First, I figured out how far the receiver is. He's 30 yards away, and since 1 yard is 3 feet, that's 30 * 3 = 90 feet.

Next, I needed to figure out how fast the ball is going *forward*. The quarterback threw it at 50 feet per second, but it was at an angle (40 degrees). So, only part of that speed makes it go straight forward. Using a little bit of geometry (the "cosine" of the angle), I figured out the forward speed is about 50 ft/s * 0.766 (which is what cos 40° is) = 38.3 feet per second.

Now, I needed to know how long the ball would be in the air if it traveled all the way to the receiver. If it goes 90 feet forward at a speed of 38.3 feet per second, it would take about 90 feet / 38.3 feet/s = 2.35 seconds.

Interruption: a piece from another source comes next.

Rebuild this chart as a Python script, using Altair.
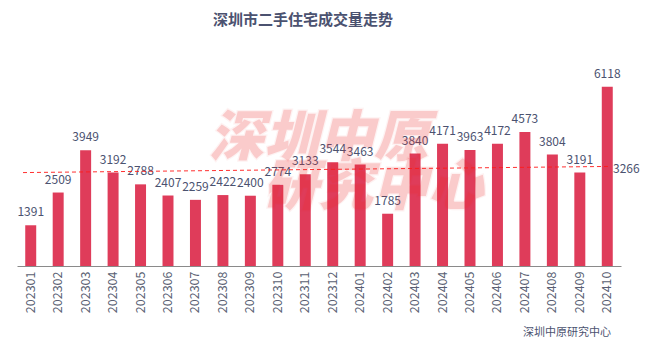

Finally, I checked where the ball would be vertically (how high up or down) after 2.35 seconds.
1. The ball started 5 feet above the ground.
2. It also got an initial *upward* push from the throw. Using another bit of geometry (the "sine" of the angle), its initial upward speed was about 50 ft/s * 0.643 (which is sin 40°) = 32.15 feet per second.
3. So, in 2.35 seconds, that initial upward push would make it go up about 32.15 ft/s * 2.35 s = 75.55 feet.
4. BUT, gravity is always pulling the ball down! Gravity pulls things down faster and faster. In 2.35 seconds, gravity pulls the ball down a lot. We calculate this as about half of gravity's pull (which is 32.2 feet per second per second) times the time squared (2.35 seconds * 2.35 seconds). So, 0.5 * 32.2 * (2.35 * 2.35) = 16.1 * 5.5225 = 88.91 feet downwards.
5. So, starting at 5 feet up, it goes up 75.55 feet because of the throw, but then down 88.91 feet because of gravity.
Total height = 5 feet (start) + 75.55 feet (up) - 88.91 feet (down) = -8.36 feet.

Since the final height is -8.36 feet, that means the ball would have hit the ground and bounced before it even reached the receiver! So, the pass is not completed, and it's definitely short.